Question

Factorise using suitable grouping.
$$abc-ab-c+1$$

Answer

**step1** Understanding the Problem

The problem asks us to factorize the expression $$abc-ab-c+1$$ using a method called "grouping". Factorization means rewriting the expression as a product of simpler expressions. Grouping involves rearranging and factoring common terms from parts of the expression.

**step2** Identifying the Method

The method "grouping" is generally used for polynomial expressions with four terms. We will group the first two terms together and the last two terms together. This technique is typically introduced in higher grades, beyond elementary school mathematics (Grade K-5 Common Core standards), as it involves algebraic manipulation with variables.

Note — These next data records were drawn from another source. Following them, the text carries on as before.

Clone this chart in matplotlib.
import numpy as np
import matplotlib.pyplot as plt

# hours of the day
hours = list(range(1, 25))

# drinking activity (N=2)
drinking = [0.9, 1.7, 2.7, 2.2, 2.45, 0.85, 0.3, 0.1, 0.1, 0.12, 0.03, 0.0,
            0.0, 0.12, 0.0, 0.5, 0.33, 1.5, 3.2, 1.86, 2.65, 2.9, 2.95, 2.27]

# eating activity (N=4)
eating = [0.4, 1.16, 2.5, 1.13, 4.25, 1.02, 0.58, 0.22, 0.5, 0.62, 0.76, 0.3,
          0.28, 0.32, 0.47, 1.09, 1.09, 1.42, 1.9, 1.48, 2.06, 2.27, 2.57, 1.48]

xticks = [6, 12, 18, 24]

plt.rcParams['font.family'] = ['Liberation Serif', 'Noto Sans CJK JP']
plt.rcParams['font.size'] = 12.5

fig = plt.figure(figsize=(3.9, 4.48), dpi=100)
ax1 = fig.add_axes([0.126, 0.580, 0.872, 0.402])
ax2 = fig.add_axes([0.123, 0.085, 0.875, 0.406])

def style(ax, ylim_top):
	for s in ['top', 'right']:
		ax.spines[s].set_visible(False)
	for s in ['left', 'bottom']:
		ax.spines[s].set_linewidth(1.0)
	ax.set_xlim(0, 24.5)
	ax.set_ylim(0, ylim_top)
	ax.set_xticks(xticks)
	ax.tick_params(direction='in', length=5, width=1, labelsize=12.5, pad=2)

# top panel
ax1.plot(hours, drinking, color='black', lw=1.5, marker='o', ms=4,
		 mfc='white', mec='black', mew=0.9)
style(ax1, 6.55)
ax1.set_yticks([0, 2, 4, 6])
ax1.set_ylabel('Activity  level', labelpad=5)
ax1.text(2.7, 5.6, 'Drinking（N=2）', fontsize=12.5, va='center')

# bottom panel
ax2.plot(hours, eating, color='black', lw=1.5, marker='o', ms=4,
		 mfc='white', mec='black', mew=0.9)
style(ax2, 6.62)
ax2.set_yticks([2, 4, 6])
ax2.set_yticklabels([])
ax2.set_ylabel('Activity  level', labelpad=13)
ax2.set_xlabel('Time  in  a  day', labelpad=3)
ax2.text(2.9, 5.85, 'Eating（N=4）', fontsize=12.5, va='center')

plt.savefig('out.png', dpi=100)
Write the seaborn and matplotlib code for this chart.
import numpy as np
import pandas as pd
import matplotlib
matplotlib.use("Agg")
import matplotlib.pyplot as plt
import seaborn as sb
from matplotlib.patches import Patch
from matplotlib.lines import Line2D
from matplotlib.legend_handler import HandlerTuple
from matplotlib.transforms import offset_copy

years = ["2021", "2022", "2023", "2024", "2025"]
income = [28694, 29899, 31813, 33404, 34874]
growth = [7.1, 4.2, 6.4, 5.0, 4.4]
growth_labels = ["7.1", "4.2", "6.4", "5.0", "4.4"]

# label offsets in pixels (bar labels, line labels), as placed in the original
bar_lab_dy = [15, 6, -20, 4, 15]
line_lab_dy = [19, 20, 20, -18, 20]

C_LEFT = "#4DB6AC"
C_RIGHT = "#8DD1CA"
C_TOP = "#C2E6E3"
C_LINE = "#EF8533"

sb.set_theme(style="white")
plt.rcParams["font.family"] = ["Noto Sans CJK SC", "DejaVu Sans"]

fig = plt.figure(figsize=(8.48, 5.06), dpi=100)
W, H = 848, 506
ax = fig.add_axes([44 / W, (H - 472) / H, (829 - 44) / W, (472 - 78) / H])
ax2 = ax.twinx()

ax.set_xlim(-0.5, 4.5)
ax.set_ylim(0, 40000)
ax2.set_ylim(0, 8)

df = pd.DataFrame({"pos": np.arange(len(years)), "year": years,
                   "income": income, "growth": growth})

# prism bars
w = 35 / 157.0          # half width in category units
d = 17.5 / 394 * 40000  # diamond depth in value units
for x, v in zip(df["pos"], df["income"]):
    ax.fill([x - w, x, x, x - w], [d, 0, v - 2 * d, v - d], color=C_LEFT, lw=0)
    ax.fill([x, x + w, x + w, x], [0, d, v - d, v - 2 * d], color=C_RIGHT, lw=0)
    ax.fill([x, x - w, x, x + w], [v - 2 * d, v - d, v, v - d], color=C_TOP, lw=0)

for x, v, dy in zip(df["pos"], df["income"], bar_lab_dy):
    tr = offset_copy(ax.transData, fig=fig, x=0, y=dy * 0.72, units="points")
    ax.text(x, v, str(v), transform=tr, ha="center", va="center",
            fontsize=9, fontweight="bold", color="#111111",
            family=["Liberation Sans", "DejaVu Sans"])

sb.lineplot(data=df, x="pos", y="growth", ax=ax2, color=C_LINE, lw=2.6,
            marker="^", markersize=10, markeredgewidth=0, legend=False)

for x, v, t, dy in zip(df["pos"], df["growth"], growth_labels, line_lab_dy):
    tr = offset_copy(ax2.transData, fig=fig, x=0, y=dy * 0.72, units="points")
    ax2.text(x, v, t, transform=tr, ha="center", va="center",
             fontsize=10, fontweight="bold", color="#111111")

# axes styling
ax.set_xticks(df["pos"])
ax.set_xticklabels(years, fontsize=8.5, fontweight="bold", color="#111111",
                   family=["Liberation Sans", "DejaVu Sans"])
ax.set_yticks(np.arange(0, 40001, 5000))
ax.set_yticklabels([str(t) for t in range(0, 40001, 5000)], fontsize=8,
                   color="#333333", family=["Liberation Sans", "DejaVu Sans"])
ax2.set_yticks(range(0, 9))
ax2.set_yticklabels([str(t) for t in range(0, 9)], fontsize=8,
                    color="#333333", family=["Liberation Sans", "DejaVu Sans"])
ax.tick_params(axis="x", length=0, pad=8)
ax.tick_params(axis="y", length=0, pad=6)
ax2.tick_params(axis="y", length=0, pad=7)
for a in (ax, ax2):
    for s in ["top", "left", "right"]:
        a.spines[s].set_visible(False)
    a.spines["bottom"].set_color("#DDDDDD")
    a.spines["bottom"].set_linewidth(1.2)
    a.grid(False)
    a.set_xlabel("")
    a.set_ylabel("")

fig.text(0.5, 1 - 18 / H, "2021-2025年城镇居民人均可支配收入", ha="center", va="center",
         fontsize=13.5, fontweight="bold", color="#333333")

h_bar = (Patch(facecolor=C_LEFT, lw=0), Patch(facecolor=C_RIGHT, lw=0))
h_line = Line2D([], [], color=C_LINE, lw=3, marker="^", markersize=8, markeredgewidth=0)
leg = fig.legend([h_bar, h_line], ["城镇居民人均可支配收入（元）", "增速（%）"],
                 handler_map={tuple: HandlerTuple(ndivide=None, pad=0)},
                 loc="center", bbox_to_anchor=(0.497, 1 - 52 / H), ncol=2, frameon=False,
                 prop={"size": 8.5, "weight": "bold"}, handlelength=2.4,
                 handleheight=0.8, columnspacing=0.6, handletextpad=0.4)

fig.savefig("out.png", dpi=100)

**step3** Grouping the Terms

We will arrange the terms into two groups:
The first group will be $$(abc - ab)$$
The second group will be $$( -c + 1)$$ which can be rewritten as $$-(c - 1)$$ by factoring out a negative sign.
So, the expression becomes:
$$(abc - ab) - (c - 1)$$

**step4** Factoring Common Terms from Each Group

Now, we factor out the common term from each group:
From the first group, $$(abc - ab)$$, the common factor is $$ab$$. Factoring it out, we get $$ab(c - 1)$$.
From the second group, $$-(c - 1)$$, we can think of this as $$-1 \times (c - 1)$$.
So, the entire expression now looks like:
$$ab(c - 1) - 1(c - 1)$$

**step5** Factoring Out the Common Binomial Factor

We can now see that both parts of the expression, $$ab(c - 1)$$ and $$-1(c - 1)$$, share a common factor, which is the binomial $$(c - 1)$$.
We factor out this common binomial:
$$(c - 1)(ab - 1)$$

**step6** Final Factored Expression

The fully factorized form of the expression $$abc-ab-c+1$$ using grouping is $$(ab - 1)(c - 1)$$.